● **What to do**
The data below is to be returned in full and exactly.

● **Supplied information**
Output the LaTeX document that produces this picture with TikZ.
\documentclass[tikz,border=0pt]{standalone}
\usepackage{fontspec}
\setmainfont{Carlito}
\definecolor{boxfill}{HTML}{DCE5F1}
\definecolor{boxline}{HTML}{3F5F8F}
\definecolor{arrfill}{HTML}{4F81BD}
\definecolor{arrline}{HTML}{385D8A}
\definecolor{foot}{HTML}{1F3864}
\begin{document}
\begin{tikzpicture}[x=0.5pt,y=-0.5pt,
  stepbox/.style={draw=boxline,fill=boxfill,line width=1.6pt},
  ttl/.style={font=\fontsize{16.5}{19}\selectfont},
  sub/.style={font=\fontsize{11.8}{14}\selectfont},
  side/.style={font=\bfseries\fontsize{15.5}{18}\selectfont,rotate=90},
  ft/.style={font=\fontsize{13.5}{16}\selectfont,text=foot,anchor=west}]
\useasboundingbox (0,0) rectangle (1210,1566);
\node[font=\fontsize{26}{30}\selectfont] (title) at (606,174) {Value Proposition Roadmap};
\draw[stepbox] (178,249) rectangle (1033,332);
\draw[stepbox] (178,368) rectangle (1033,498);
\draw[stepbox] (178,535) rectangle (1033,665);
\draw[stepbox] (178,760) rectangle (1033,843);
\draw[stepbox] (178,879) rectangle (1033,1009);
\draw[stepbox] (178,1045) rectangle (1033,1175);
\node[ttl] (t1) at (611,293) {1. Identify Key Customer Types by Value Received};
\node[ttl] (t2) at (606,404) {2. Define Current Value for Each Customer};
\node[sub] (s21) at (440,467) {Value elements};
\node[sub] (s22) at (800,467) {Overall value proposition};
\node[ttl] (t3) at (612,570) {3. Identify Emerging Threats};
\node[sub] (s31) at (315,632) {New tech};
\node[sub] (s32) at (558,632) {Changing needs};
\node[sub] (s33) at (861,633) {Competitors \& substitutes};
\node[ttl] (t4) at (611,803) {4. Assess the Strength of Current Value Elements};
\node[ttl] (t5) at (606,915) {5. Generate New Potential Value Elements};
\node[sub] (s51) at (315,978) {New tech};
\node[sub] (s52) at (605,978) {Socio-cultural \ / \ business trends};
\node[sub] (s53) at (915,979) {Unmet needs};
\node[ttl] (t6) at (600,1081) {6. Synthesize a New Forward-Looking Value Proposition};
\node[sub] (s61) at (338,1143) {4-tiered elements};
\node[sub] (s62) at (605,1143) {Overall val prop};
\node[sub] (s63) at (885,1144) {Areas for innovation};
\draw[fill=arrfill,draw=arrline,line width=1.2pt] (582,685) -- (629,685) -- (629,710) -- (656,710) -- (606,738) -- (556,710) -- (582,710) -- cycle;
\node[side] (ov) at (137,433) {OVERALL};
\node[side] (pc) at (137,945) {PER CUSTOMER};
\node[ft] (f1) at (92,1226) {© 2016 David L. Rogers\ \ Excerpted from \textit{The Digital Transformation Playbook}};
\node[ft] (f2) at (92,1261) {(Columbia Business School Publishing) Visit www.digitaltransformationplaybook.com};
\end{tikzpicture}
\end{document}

● **Exercise result**
Output the LaTeX document that produces this picture with TikZ.
\documentclass[tikz,border=0pt]{standalone}
\usepackage{fontspec}
\setmainfont{Carlito}
\definecolor{boxfill}{HTML}{DCE5F1}
\definecolor{boxline}{HTML}{3F5F8F}
\definecolor{arrfill}{HTML}{4F81BD}
\definecolor{arrline}{HTML}{385D8A}
\definecolor{foot}{HTML}{1F3864}
\begin{document}
\begin{tikzpicture}[x=0.5pt,y=-0.5pt,
  stepbox/.style={draw=boxline,fill=boxfill,line width=1.6pt},
  ttl/.style={font=\fontsize{16.5}{19}\selectfont},
  sub/.style={font=\fontsize{11.8}{14}\selectfont},
  side/.style={font=\bfseries\fontsize{15.5}{18}\selectfont,rotate=90},
  ft/.style={font=\fontsize{13.5}{16}\selectfont,text=foot,anchor=west}]
\useasboundingbox (0,0) rectangle (1210,1566);
\node[font=\fontsize{26}{30}\selectfont] (title) at (606,174) {Value Proposition Roadmap};
\draw[stepbox] (178,249) rectangle (1033,332);
\draw[stepbox] (178,368) rectangle (1033,498);
\draw[stepbox] (178,535) rectangle (1033,665);
\draw[stepbox] (178,760) rectangle (1033,843);
\draw[stepbox] (178,879) rectangle (1033,1009);
\draw[stepbox] (178,1045) rectangle (1033,1175);
\node[ttl] (t1) at (611,293) {1. Identify Key Customer Types by Value Received};
\node[ttl] (t2) at (606,404) {2. Define Current Value for Each Customer};
\node[sub] (s21) at (440,467) {Value elements};
\node[sub] (s22) at (800,467) {Overall value proposition};
\node[ttl] (t3) at (612,570) {3. Identify Emerging Threats};
\node[sub] (s31) at (315,632) {New tech};
\node[sub] (s32) at (558,632) {Changing needs};
\node[sub] (s33) at (861,633) {Competitors \& substitutes};
\node[ttl] (t4) at (611,803) {4. Assess the Strength of Current Value Elements};
\node[ttl] (t5) at (606,915) {5. Generate New Potential Value Elements};
\node[sub] (s51) at (315,978) {New tech};
\node[sub] (s52) at (605,978) {Socio-cultural \ / \ business trends};
\node[sub] (s53) at (915,979) {Unmet needs};
\node[ttl] (t6) at (600,1081) {6. Synthesize a New Forward-Looking Value Proposition};
\node[sub] (s61) at (338,1143) {4-tiered elements};
\node[sub] (s62) at (605,1143) {Overall val prop};
\node[sub] (s63) at (885,1144) {Areas for innovation};
\draw[fill=arrfill,draw=arrline,line width=1.2pt] (582,685) -- (629,685) -- (629,710) -- (656,710) -- (606,738) -- (556,710) -- (582,710) -- cycle;
\node[side] (ov) at (137,433) {OVERALL};
\node[side] (pc) at (137,945) {PER CUSTOMER};
\node[ft] (f1) at (92,1226) {© 2016 David L. Rogers\ \ Excerpted from \textit{The Digital Transformation Playbook}};
\node[ft] (f2) at (92,1261) {(Columbia Business School Publishing) Visit www.digitaltransformationplaybook.com};
\end{tikzpicture}
\end{document}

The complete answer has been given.